En 1892, alors jeune trentenaire, Feydeau voit trois de ses pièces triompher à Paris : « Le système Ribadier », « Champignol malgré lui » et « Monsieur chasse ! ». Dès l’adolescence, il s’était essayé à l’écriture de courtes pièces et de monologues, qui lui valurent notamment les encouragements de Labiche. L’élève dépassera le maître en perfectionnant l’observation des personnages, en rajeunissant le verbe, en accélérant le rythme et en multipliant les inventions burlesques. Ces caractéristiques porteront sa célèbre mécanique du rire à un tel paroxysme qu’on peut y voir une préfigure du théâtre de l’absurde et d’un esprit surréaliste. Quiproquos et coups de théâtre sont autant de gags qui s’enchaînent à un rythme effréné, cadencé par les pitreries bouffonnes des uns et les clowneries cocasses des autres.
Les auteurs antiques décrivaient déjà dans leurs traités de cynégétique le fait que la chasse est un art difficile. Et la critique journalistique est véritablement aisée (pour paraphraser Destouches) quand elle sert une talentueuse distribution de bêtes de scène. En effet, pour sa mise en chasse vaudevilesque, Bernard Lefrancq, qui a plus de flair que Cassagne, a rassemblé une meute d’habitués.
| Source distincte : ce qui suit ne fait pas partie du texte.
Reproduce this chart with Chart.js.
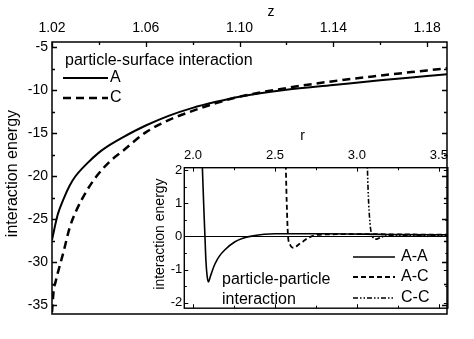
<!DOCTYPE html>
<html><head><meta charset="utf-8">
<script src="https://cdn.jsdelivr.net/npm/chart.js@4/dist/chart.umd.min.js"></script>
<style>
html,body{margin:0;padding:0;background:#fff;}
#wrap{position:relative;width:474px;height:339px;overflow:hidden;}
#main{position:absolute;left:0;top:0;}
#inset{position:absolute;left:140px;top:120px;}
</style></head><body>
<div id="wrap">
<canvas id="main" width="474" height="339"></canvas>
<canvas id="inset" width="312" height="198"></canvas>
</div>
<script>
// ---- main plot data (particle-surface interaction) ----
const zValues  = [1.02, 1.0207, 1.0215, 1.0225, 1.025, 1.0275, 1.03, 1.035, 1.04, 1.045, 1.05, 1.06, 1.07, 1.08, 1.09, 1.10, 1.12, 1.14, 1.16, 1.18, 1.19];
const surfaceA = [-27.4, -26.5, -25.5, -24.4, -22.6, -21.1, -20.0, -18.5, -17.25, -16.3, -15.5, -14.1, -12.95, -12.05, -11.35, -10.75, -9.95, -9.4, -8.85, -8.35, -8.1];
const surfaceC = [-35.8, -33.3, -32.3, -31.2, -28.7, -26.0, -24.2, -21.6, -19.65, -18.2, -17.1, -14.9, -13.45, -12.4, -11.5, -10.75, -9.75, -8.95, -8.3, -7.7, -7.4];
const zMajorTicks = [1.02, 1.06, 1.10, 1.14, 1.18];
const zMinorTicks = [1.04, 1.08, 1.12, 1.16];
const eMajorTicks = [-35, -30, -25, -20, -15, -10, -5];
const eMinorTicks = [-32.5, -27.5, -22.5, -17.5, -12.5, -7.5];

// ---- inset data (particle-particle interaction) ----
const rAA = [2.055, 2.065, 2.073, 2.079, 2.087, 2.094, 2.105, 2.12, 2.134, 2.16, 2.195, 2.256, 2.3, 2.358, 2.5, 2.8, 3.2, 3.6];
const eAA = [2.4, 1.0, 0.0, -0.74, -1.22, -1.37, -1.22, -1.0, -0.83, -0.6, -0.4, -0.16, -0.06, 0.01, 0.08, 0.08, 0.06, 0.05];
const rAC = [2.565, 2.572, 2.58, 2.59, 2.6, 2.612, 2.63, 2.65, 2.672, 2.7, 2.74, 2.8, 3.0, 3.3, 3.6];
const eAC = [2.4, 1.0, 0.0, -0.22, -0.31, -0.34, -0.3, -0.22, -0.15, -0.05, 0.03, 0.06, 0.07, 0.06, 0.05];
const rCC = [3.062, 3.07, 3.08, 3.09, 3.1, 3.12, 3.14, 3.16, 3.2, 3.4, 3.6];
const eCC = [2.4, 1.2, 0.4, 0.05, -0.04, -0.08, -0.04, 0.0, 0.03, 0.04, 0.03];
const rMajorTicks = [2.0, 2.5, 3.0, 3.5];
const rMinorTicks = [2.25, 2.75, 3.25];
const iMajorTicks = [-2, -1, 0, 1, 2];
const iMinorTicks = [-1.5, -0.5, 0.5, 1.5];

const FONT = "'Liberation Sans', Arial, sans-serif";
Chart.defaults.font.family = FONT;
Chart.defaults.color = '#000';

const pts = (xs, ys) => xs.map((x, i) => ({x, y: ys[i]}));

const frameTicks = {
  id: 'frameTicks',
  afterDatasetsDraw(chart, args, o) {
    const {ctx, chartArea: a, scales: {x, y}} = chart;
    ctx.save();
    ctx.strokeStyle = '#000';
    ctx.setLineDash([]);
    ctx.lineWidth = o.tickWidth;
    ctx.beginPath();
    const mk = (vals, len, isX) => vals.forEach(v => {
      if (isX) {
        const px = Math.round(x.getPixelForValue(v)) + 0.5;
        ctx.moveTo(px, a.top); ctx.lineTo(px, a.top + len);
        if (o.xBottom) { ctx.moveTo(px, a.bottom); ctx.lineTo(px, a.bottom - len); }
      } else {
        const py = Math.round(y.getPixelForValue(v)) + 0.5;
        ctx.moveTo(a.left, py); ctx.lineTo(a.left + len, py);
        ctx.moveTo(a.right, py); ctx.lineTo(a.right - len, py);
      }
    });
    mk(o.xMajor, o.majorLen, true); mk(o.xMinor, o.minorLen, true);
    mk(o.yMajor, o.majorLen, false); mk(o.yMinor, o.minorLen, false);
    ctx.stroke();
    ctx.lineWidth = o.frameWidth;
    ctx.strokeRect(a.left, a.top, a.right - a.left, a.bottom - a.top);
    // legend
    const L = o.legend;
    ctx.fillStyle = '#000';
    ctx.textBaseline = 'middle';
    ctx.textAlign = 'left';
    ctx.font = L.font;
    L.texts.forEach(t => ctx.fillText(t.text, t.x, t.y));
    L.items.forEach(it => {
      const ds = chart.data.datasets[it.dataset];
      ctx.beginPath();
      ctx.lineWidth = ds.borderWidth;
      ctx.setLineDash(ds.borderDash || []);
      ctx.moveTo(it.x1, it.y); ctx.lineTo(it.x2, it.y);
      ctx.stroke();
      ctx.fillText(ds.label, it.tx, it.y);
    });
    ctx.restore();
  }
};

new Chart(document.getElementById('main'), {
  type: 'line',
  data: {
    datasets: [
      {label: 'A', data: pts(zValues, surfaceA), borderColor: '#000', borderWidth: 2, pointRadius: 0, cubicInterpolationMode: 'monotone', fill: false},
      {label: 'C', data: pts(zValues, surfaceC), borderColor: '#000', borderWidth: 2.5, borderDash: [8, 5], pointRadius: 0, cubicInterpolationMode: 'monotone', fill: false}
    ]
  },
  options: {
    responsive: false, animation: false, devicePixelRatio: 1,
    layout: {padding: {left: 0, top: 0, right: 27, bottom: 25}},
    plugins: {
      legend: {display: false}, tooltip: {enabled: false},
      frameTicks: {
        tickWidth: 1.3, frameWidth: 1.5, majorLen: 5, minorLen: 3, xBottom: false,
        xMajor: zMajorTicks, xMinor: zMinorTicks, yMajor: eMajorTicks, yMinor: eMinorTicks,
        legend: {
          font: '16px ' + FONT,
          texts: [{text: 'particle-surface interaction', x: 65, y: 61}],
          items: [
            {dataset: 0, x1: 63, x2: 108, y: 78, tx: 110},
            {dataset: 1, x1: 63, x2: 108, y: 98, tx: 110}
          ]
        }
      }
    },
    scales: {
      x: {
        type: 'linear', position: 'top', min: 1.02, max: 1.1885,
        afterBuildTicks: s => { s.ticks = zMajorTicks.map(v => ({value: v})); },
        afterFit: s => { s.height = 42; },
        grid: {display: false, drawTicks: false}, border: {display: false},
        ticks: {font: {size: 14}, padding: 5, maxRotation: 0, autoSkip: false, callback: v => Number(v).toFixed(2)},
        title: {display: true, text: '           z', font: {size: 14}, padding: {top: 4, bottom: 0}}
      },
      y: {
        type: 'linear', position: 'left', min: -36, max: -4.4,
        afterBuildTicks: s => { s.ticks = eMajorTicks.map(v => ({value: v})); },
        afterFit: s => { s.width = 52; },
        grid: {display: false, drawTicks: false}, border: {display: false},
        ticks: {font: {size: 14}, padding: 4, autoSkip: false, callback: v => String(v)},
        title: {display: true, text: '  interaction energy', font: {size: 16}, padding: {top: 3, bottom: 0}}
      }
    }
  },
  plugins: [frameTicks]
});

new Chart(document.getElementById('inset'), {
  type: 'line',
  data: {
    datasets: [
      {label: 'A-A', data: pts(rAA, eAA), borderColor: '#000', borderWidth: 1.6, pointRadius: 0, cubicInterpolationMode: 'monotone', fill: false},
      {label: 'A-C', data: pts(rAC, eAC), borderColor: '#000', borderWidth: 1.8, borderDash: [5, 3], pointRadius: 0, cubicInterpolationMode: 'monotone', fill: false},
      {label: 'C-C', data: pts(rCC, eCC), borderColor: '#000', borderWidth: 1.6, borderDash: [5, 2, 1.5, 2, 1.5, 2], pointRadius: 0, cubicInterpolationMode: 'monotone', fill: false}
    ]
  },
  options: {
    responsive: false, animation: false, devicePixelRatio: 1,
    layout: {padding: {left: 0, top: 0, right: 3.7, bottom: 4}},
    plugins: {
      legend: {display: false}, tooltip: {enabled: false},
      frameTicks: {
        tickWidth: 1, frameWidth: 1.4, majorLen: 4, minorLen: 2.5, xBottom: true,
        xMajor: rMajorTicks, xMinor: rMinorTicks, yMajor: iMajorTicks, yMinor: iMinorTicks,
        legend: {
          font: '16px ' + FONT,
          texts: [{text: 'particle-particle', x: 82, y: 160}, {text: 'interaction', x: 82, y: 180}],
          items: [
            {dataset: 0, x1: 213, x2: 255, y: 137, tx: 261},
            {dataset: 1, x1: 213, x2: 255, y: 157, tx: 261},
            {dataset: 2, x1: 213, x2: 255, y: 178, tx: 261}
          ]
        }
      }
    },
    scales: {
      x: {
        type: 'linear', position: 'top', min: 1.947, max: 3.555,
        afterBuildTicks: s => { s.ticks = rMajorTicks.map(v => ({value: v})); },
        afterFit: s => { s.height = 47.7; },
        grid: {display: false, drawTicks: false}, border: {display: false},
        ticks: {font: {size: 13}, padding: 4, maxRotation: 0, autoSkip: false, callback: v => Number(v).toFixed(1)},
        title: {display: true, text: 'r       ', font: {size: 14}, padding: {top: 8, bottom: 0}}
      },
      y: {
        type: 'linear', position: 'left', min: -2.16, max: 2.07,
        afterBuildTicks: s => { s.ticks = iMajorTicks.map(v => ({value: v})); },
        afterFit: s => { s.width = 44.3; },
        grid: {display: true, drawTicks: false, lineWidth: 1, color: c => (c.tick && c.tick.value === 0) ? '#000' : 'rgba(0,0,0,0)'},
        border: {display: false},
        ticks: {font: {size: 13}, padding: 2, autoSkip: false, callback: v => String(v)},
        title: {display: true, text: '  interaction energy', font: {size: 14}, padding: {top: 11.6, bottom: 0}}
      }
    }
  },
  plugins: [frameTicks]
});
</script>
</body></html>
Michel Poncelet est un Duchotel parfait, qui ne part pas vraiment à la chasse, et ne perd pas vraiment sa place. Il perd tout au plus son pantalon, et quelques billets de banque - pour faire taire son franc-tireur de neveu. Passé maître ès braconnage, ce menteur de Duchotel piège aussi adroitement qu’il se fait habilement piéger à son tour, par sa femme Léontine. Un point partout au tableau de chasse. C’est Perrine Delers qui incarne ladite Léontine, laquelle s’improvise en Diane chasseresse, piquée au vif par l’amour-propre. Blessée, l’appel du corps sonnant, la biche en chaleur se laisserait bien mettre en joue par le rabatteur Moricet. Mais la phase d’approche est une aventure pleine de pièges qui la fait trembler de peur. Ayant attendu la période d’ouverture de la chasse en faisant hypocritement le guet, le docteur Moricet/Pierre Pigeolet se lance à la poursuite inlassable de ce gibier pourtant « chasse gardée ». Ce pécheur a beau appâter sa proie avec ses vers romantiques, il a bien du mal à la capturer, restant sur la touche. Et Pan ! En plein dans le mille de la frustration : il ne tirera pas sa cible…aidé malgré lui dans son ratage par une Madame de Latour qui en a plus d’un dans sa besace ! Angélique Leleux joue cette concierge bavarde et décalée comme la tour de Pise : elle vise à côté, et du coup, elle vise juste. Elle ouvre les portes de gauche quand il faudrait ouvrir celles de droite. Dans l’entrebâillement apparaît alors Marc De Roy en gendarme Bridois, là où, précisément, il ne devrait pas se trouver. Dans sa traque à la bête cachée, ce redresseur de torts en uniforme ressemble à un garde forestier qui croit connaître la forêt par cœur... Mais dans celle-ci, surgit régulièrement Gontran, le neveu qui s’en met plein les poches, rusé comme le jeu du renard Jean-Paul Clerbois. Perdu dans les sentiers battus de ce grand jeu de piste, Robert Roanne, le majordome, a préféré troquer ses cartouches bourrées contre des carafes d’alcool aussi remplies qu’il est, lui aussi bien bourré.
Vous l’aurez compris, cette battue est menée au quart de poil par des tireurs chevronnés.
Si Lafontaine et Feydeau s’étaient croisés, on pourrait dire à la manière de la chanteuse Mireille, qu’ils se seraient raconté des histoires où bestialité et morale ne font pas bon ménage (à trois). A courir deux lièvres à la fois, on rentre bredouille.